I love mashed potatoes and don’t know anyone who doesn’t. However, I’ve been eating them since I could chew and they’ve become a little boring so I knew I had to jazz up the recipe.
The inspiration for this one comes from a Russian dish called Vareniki. Vareniki are Russian dumplings which can be filled with a myriad of things, such as: cherries, pickled cabbage and potatoes. They are served with fried onions and sour cream.
When I was a little girl, living in Ukraine, my mom made Potato Vareniki for us quite often and they have always been one of my very favorite foods. Now that we’re living in New York and she doesn’t have time to make Vareniki anymore (and the ones sold frozen in stores are yucky), I find myself missing them. This recipe is my way of paying homage to a Ukrainian classic and a way of getting all the flavors of Vareniki in a simple side dish.
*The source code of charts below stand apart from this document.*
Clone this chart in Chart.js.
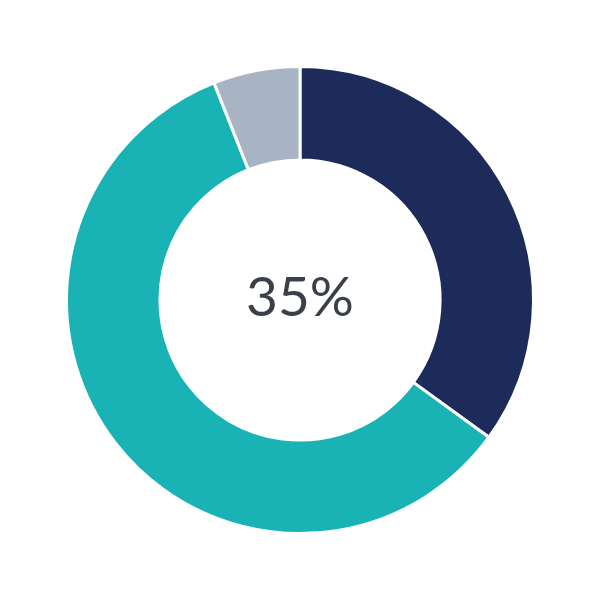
<!DOCTYPE html>
<html>
<head>
<meta charset="utf-8">
<script src="https://cdn.jsdelivr.net/npm/chart.js@4.4.0/dist/chart.umd.min.js"></script>
<style>
  html, body { margin: 0; padding: 0; background: #fff; }
  #wrap { width: 600px; height: 600px; }
</style>
</head>
<body>
<div id="wrap"><canvas id="donut"></canvas></div>
<script>
// 데이터
const labels = ['A', 'B', 'C'];
const values = [35, 59, 6];
const colors = ['#1c2b5a', '#1ab3b5', '#a8b3c3'];
const centerLabel = '35%';

// 가운데 글자 그리기
const centerText = {
  id: 'centerText',
  afterDraw(chart) {
    const ctx = chart.ctx;
    const meta = chart.getDatasetMeta(0).data[0];
    ctx.save();
    ctx.font = '400 55px Lato, "Open Sans", sans-serif';
    ctx.fillStyle = '#3a3f48';
    ctx.textAlign = 'center';
    ctx.textBaseline = 'middle';
    ctx.fillText(centerLabel, meta.x, meta.y - 2);
    ctx.restore();
  }
};

new Chart(document.getElementById('donut'), {
  type: 'doughnut',
  data: {
    labels: labels,
    datasets: [{
      data: values,
      backgroundColor: colors,
      borderColor: '#ffffff',
      borderWidth: 3
    }]
  },
  options: {
    responsive: true,
    maintainAspectRatio: false,
    animation: false,
    cutout: '60%',
    layout: { padding: 65 },
    plugins: {
      legend: { display: false },
      tooltip: { enabled: false }
    }
  },
  plugins: [centerText]
});
</script>
</body>
</html>
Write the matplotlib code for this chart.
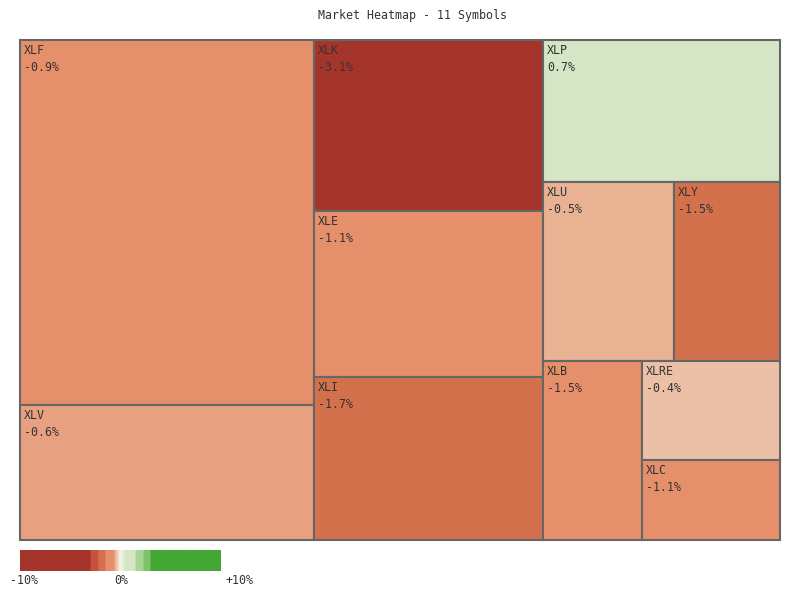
import numpy as np
import matplotlib
matplotlib.use("Agg")
import matplotlib.pyplot as plt
from matplotlib.patches import Rectangle
from matplotlib.colors import LinearSegmentedColormap, to_rgb

# sector ETFs, relative size (share of map area) and daily change in %
symbols = ['XLF', 'XLV', 'XLK', 'XLE', 'XLI', 'XLP', 'XLU', 'XLY', 'XLB', 'XLRE', 'XLC']
weights = [28.24, 10.45, 10.30, 10.00, 9.82, 8.86, 6.17, 4.99, 4.66, 3.60, 2.91]
changes = [-0.9, -0.6, -3.1, -1.1, -1.7, 0.7, -0.5, -1.54, -1.46, -0.4, -1.1]

# colour scale nodes, change in % -> colour
scale_vals = [-10, -3, -3, -2.2, -2.2, -1.5, -1.5, -0.7, -0.6, -0.5, -0.4, 0,
              0, 0.5, 1.5, 1.5, 2.3, 2.3, 3, 3, 10]
scale_cols = ['#a5352b', '#a5352b', '#c8503f', '#c8503f', '#d4714d', '#d4714d',
              '#e5906a', '#e5906a', '#e8a07f', '#e9b293', '#ecc0a6', '#fbf4ef',
              '#f3f7ec', '#d4e6c5', '#d4e6c5', '#a8d595', '#a8d595', '#7cc36a',
              '#7cc36a', '#44a834', '#44a834']
legend_labels = ['-10%', '0%', '+10%']

W, H = 760, 500
COL_BIAS = 0.9
FONT = 'DejaVu Sans Mono'
TXT = '#333333'
EDGE = '#666666'
FS = 8.4

cmap = LinearSegmentedColormap.from_list(
    'heat', [((v + 10) / 20, to_rgb(c)) for v, c in zip(scale_vals, scale_cols)], N=1024)


def color_of(v):
    return cmap((np.clip(v, -10, 10) + 10) / 20)


def worst(row, side):
    s = sum(row)
    return max(max(side * side * r / (s * s), s * s / (side * side * r)) for r in row)


def squarify(vals, x, y, w, h):
    rects = []
    vals = list(vals)
    while vals:
        column = w >= COL_BIAS * h
        side = h if column else w
        i = 1
        while i < len(vals) and worst(vals[:i + 1], side) <= worst(vals[:i], side):
            i += 1
        row = vals[:i]
        thick = sum(row) / side
        pos = 0
        for v in row:
            l = v / thick
            if column:
                rects.append((x, y + pos, thick, l))
            else:
                rects.append((x + pos, y, l, thick))
            pos += l
        if column:
            x += thick
            w -= thick
        else:
            y += thick
            h -= thick
        vals = vals[i:]
    return rects


areas = np.array(weights) / sum(weights) * W * H
rects = squarify(areas, 0, 0, W, H)

fig = plt.figure(figsize=(8, 6), dpi=100)
ax = fig.add_axes([20 / 800, 60 / 600, 760 / 800, 500 / 600])
ax.set_xlim(0, W)
ax.set_ylim(H, 0)
ax.axis('off')

for (x, y, w, h), sym, ch in zip(rects, symbols, changes):
    ax.add_patch(Rectangle((x, y), w, h, facecolor=color_of(ch), edgecolor=EDGE,
                           linewidth=1.5, clip_on=False))
    ax.text(x + 4, y + 4, sym, ha='left', va='top', fontsize=FS, family=FONT, color=TXT)
    ax.text(x + 4, y + 21, f"{ch:.1f}%", ha='left', va='top', fontsize=FS,
            family=FONT, color=TXT)

fig.text(413 / 800, 1 - 16 / 600, 'Market Heatmap - 11 Symbols', ha='center',
         va='center', fontsize=FS, family=FONT, color=TXT)

# colour legend
cax = fig.add_axes([20 / 800, 1 - 571 / 600, 200 / 800, 21 / 600])
grad = np.linspace(-10, 10, 800).reshape(1, -1)
cax.imshow(grad, cmap=cmap, vmin=-10, vmax=10, aspect='auto', extent=(-10, 10, 0, 1))
cax.axis('off')
for lx, lab in zip([24.5, 121, 239], legend_labels):
    fig.text(lx / 800, 1 - 580 / 600, lab, ha='center', va='center', fontsize=FS,
             family=FONT, color=TXT)

fig.savefig('out.png', dpi=100)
P.S: I know the name doesn’t exactly sound appetizing and have tried to find a new name but to no avail, so…
6 medium-sized Idaho potatoes
½ medium white onion, thinly sliced
2 garlic cloves, minced
2 tbs. extra virgin olive oil
2 tbs. sour cream
½ cup milk
A few pinches of cayenne pepper
(Yield: 5-6 servings)
Thoroughly wash the potatoes and peel them. Dice them into 1½ inch cubes and place in a pot. Fill the pot with cold water – just enough to cover the potatoes, extra water is unnecessary. Season with one tablespoon of salt and cover tightly with a lid. Place on high heat and bring to a boil <- this should take about 10-15 min. Once the water is boiling, turn the heat to medium and leave the lid on with a slight crack to let steam escape. Let the potatoes cook to the point where they feel like butter to a knife – about 5 more minutes.
While the potatoes are cooking, fry the onions in the olive oil in a small skillet on medium heat. The onions need to get crispy and dark brown. Right before they are done add the garlic and sauté for 30 more seconds (do not burn the garlic, it will taste bitter.) Set aside for now.
When the potatoes are done, drain them and place them back in the hot pot. Mash them with a potato masher until the mixture is smooth. Then add the sour cream, milk, cayenne pepper, about 1/3 tsp. black pepper and the fried onions and garlic with the oil. Stir everything together and re-season with salt to taste. Enjoy!